Source data:
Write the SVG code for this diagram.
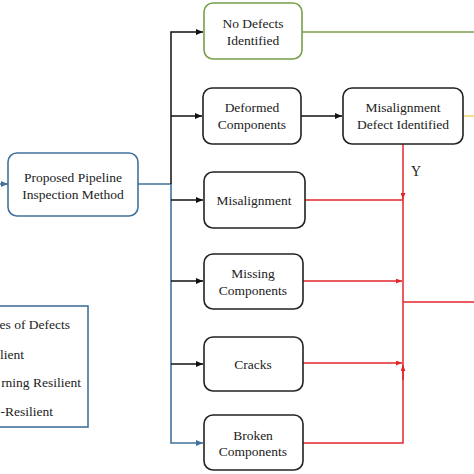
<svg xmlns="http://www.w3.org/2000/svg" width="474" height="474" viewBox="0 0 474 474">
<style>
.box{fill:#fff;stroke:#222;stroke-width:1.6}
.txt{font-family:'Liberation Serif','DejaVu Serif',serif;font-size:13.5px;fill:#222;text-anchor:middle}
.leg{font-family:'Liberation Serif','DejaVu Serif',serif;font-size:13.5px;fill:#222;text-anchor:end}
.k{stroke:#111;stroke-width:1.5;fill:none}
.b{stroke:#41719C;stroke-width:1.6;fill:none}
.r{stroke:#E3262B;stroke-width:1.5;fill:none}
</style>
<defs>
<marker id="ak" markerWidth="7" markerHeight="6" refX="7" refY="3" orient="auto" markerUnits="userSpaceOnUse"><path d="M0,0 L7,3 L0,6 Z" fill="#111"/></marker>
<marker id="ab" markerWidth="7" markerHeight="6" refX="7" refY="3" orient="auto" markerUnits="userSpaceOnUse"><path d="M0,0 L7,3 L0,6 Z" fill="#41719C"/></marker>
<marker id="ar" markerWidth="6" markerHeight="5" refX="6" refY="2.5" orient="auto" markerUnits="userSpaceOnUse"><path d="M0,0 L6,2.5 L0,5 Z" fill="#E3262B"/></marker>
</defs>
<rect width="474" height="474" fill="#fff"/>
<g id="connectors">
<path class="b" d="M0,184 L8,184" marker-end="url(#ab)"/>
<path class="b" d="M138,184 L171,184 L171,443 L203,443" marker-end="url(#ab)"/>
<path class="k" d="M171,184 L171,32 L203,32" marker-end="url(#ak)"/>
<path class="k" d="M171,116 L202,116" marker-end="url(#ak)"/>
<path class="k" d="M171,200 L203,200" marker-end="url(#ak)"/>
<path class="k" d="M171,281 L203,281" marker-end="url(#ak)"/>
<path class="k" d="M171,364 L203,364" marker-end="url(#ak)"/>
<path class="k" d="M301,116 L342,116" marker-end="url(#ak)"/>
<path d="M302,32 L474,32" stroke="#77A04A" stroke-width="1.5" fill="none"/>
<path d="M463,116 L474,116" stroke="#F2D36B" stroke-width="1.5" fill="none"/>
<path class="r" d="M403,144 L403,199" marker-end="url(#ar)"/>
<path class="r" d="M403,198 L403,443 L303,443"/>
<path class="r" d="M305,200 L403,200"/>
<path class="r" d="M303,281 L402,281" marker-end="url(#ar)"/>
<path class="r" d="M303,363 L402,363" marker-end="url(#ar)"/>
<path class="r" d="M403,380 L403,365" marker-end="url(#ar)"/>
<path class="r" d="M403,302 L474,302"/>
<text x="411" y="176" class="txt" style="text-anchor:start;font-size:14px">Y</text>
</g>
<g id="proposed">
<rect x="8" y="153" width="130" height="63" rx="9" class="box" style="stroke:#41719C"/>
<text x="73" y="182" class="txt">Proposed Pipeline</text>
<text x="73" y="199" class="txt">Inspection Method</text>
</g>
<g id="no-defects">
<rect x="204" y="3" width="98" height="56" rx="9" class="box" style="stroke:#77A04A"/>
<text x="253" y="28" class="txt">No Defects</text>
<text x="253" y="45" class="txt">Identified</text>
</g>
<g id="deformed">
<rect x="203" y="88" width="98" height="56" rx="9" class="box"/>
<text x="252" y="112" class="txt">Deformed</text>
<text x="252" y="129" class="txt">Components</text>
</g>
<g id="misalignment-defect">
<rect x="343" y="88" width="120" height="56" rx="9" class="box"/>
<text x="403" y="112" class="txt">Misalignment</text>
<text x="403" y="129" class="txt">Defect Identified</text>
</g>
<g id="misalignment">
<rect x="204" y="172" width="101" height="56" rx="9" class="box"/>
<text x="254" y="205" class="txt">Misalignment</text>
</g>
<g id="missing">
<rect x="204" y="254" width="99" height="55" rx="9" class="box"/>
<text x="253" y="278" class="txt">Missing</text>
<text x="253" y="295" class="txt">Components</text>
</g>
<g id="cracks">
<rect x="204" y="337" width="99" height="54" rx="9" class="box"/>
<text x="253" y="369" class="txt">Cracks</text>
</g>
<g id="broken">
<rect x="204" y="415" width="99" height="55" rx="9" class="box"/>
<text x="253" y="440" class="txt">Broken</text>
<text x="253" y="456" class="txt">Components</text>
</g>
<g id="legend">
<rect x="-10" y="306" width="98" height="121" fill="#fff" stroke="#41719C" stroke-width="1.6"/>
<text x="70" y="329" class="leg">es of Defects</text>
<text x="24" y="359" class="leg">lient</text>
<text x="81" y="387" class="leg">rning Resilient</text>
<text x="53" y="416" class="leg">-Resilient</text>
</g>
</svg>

Directions:
Leave out the pictures and output the rest of the material exactly as written.

Solution for this exercise:
Write the SVG code for this diagram.
<svg xmlns="http://www.w3.org/2000/svg" width="474" height="474" viewBox="0 0 474 474">
<style>
.box{fill:#fff;stroke:#222;stroke-width:1.6}
.txt{font-family:'Liberation Serif','DejaVu Serif',serif;font-size:13.5px;fill:#222;text-anchor:middle}
.leg{font-family:'Liberation Serif','DejaVu Serif',serif;font-size:13.5px;fill:#222;text-anchor:end}
.k{stroke:#111;stroke-width:1.5;fill:none}
.b{stroke:#41719C;stroke-width:1.6;fill:none}
.r{stroke:#E3262B;stroke-width:1.5;fill:none}
</style>
<defs>
<marker id="ak" markerWidth="7" markerHeight="6" refX="7" refY="3" orient="auto" markerUnits="userSpaceOnUse"><path d="M0,0 L7,3 L0,6 Z" fill="#111"/></marker>
<marker id="ab" markerWidth="7" markerHeight="6" refX="7" refY="3" orient="auto" markerUnits="userSpaceOnUse"><path d="M0,0 L7,3 L0,6 Z" fill="#41719C"/></marker>
<marker id="ar" markerWidth="6" markerHeight="5" refX="6" refY="2.5" orient="auto" markerUnits="userSpaceOnUse"><path d="M0,0 L6,2.5 L0,5 Z" fill="#E3262B"/></marker>
</defs>
<rect width="474" height="474" fill="#fff"/>
<g id="connectors">
<path class="b" d="M0,184 L8,184" marker-end="url(#ab)"/>
<path class="b" d="M138,184 L171,184 L171,443 L203,443" marker-end="url(#ab)"/>
<path class="k" d="M171,184 L171,32 L203,32" marker-end="url(#ak)"/>
<path class="k" d="M171,116 L202,116" marker-end="url(#ak)"/>
<path class="k" d="M171,200 L203,200" marker-end="url(#ak)"/>
<path class="k" d="M171,281 L203,281" marker-end="url(#ak)"/>
<path class="k" d="M171,364 L203,364" marker-end="url(#ak)"/>
<path class="k" d="M301,116 L342,116" marker-end="url(#ak)"/>
<path d="M302,32 L474,32" stroke="#77A04A" stroke-width="1.5" fill="none"/>
<path d="M463,116 L474,116" stroke="#F2D36B" stroke-width="1.5" fill="none"/>
<path class="r" d="M403,144 L403,199" marker-end="url(#ar)"/>
<path class="r" d="M403,198 L403,443 L303,443"/>
<path class="r" d="M305,200 L403,200"/>
<path class="r" d="M303,281 L402,281" marker-end="url(#ar)"/>
<path class="r" d="M303,363 L402,363" marker-end="url(#ar)"/>
<path class="r" d="M403,380 L403,365" marker-end="url(#ar)"/>
<path class="r" d="M403,302 L474,302"/>
<text x="411" y="176" class="txt" style="text-anchor:start;font-size:14px">Y</text>
</g>
<g id="proposed">
<rect x="8" y="153" width="130" height="63" rx="9" class="box" style="stroke:#41719C"/>
<text x="73" y="182" class="txt">Proposed Pipeline</text>
<text x="73" y="199" class="txt">Inspection Method</text>
</g>
<g id="no-defects">
<rect x="204" y="3" width="98" height="56" rx="9" class="box" style="stroke:#77A04A"/>
<text x="253" y="28" class="txt">No Defects</text>
<text x="253" y="45" class="txt">Identified</text>
</g>
<g id="deformed">
<rect x="203" y="88" width="98" height="56" rx="9" class="box"/>
<text x="252" y="112" class="txt">Deformed</text>
<text x="252" y="129" class="txt">Components</text>
</g>
<g id="misalignment-defect">
<rect x="343" y="88" width="120" height="56" rx="9" class="box"/>
<text x="403" y="112" class="txt">Misalignment</text>
<text x="403" y="129" class="txt">Defect Identified</text>
</g>
<g id="misalignment">
<rect x="204" y="172" width="101" height="56" rx="9" class="box"/>
<text x="254" y="205" class="txt">Misalignment</text>
</g>
<g id="missing">
<rect x="204" y="254" width="99" height="55" rx="9" class="box"/>
<text x="253" y="278" class="txt">Missing</text>
<text x="253" y="295" class="txt">Components</text>
</g>
<g id="cracks">
<rect x="204" y="337" width="99" height="54" rx="9" class="box"/>
<text x="253" y="369" class="txt">Cracks</text>
</g>
<g id="broken">
<rect x="204" y="415" width="99" height="55" rx="9" class="box"/>
<text x="253" y="440" class="txt">Broken</text>
<text x="253" y="456" class="txt">Components</text>
</g>
<g id="legend">
<rect x="-10" y="306" width="98" height="121" fill="#fff" stroke="#41719C" stroke-width="1.6"/>
<text x="70" y="329" class="leg">es of Defects</text>
<text x="24" y="359" class="leg">lient</text>
<text x="81" y="387" class="leg">rning Resilient</text>
<text x="53" y="416" class="leg">-Resilient</text>
</g>
</svg>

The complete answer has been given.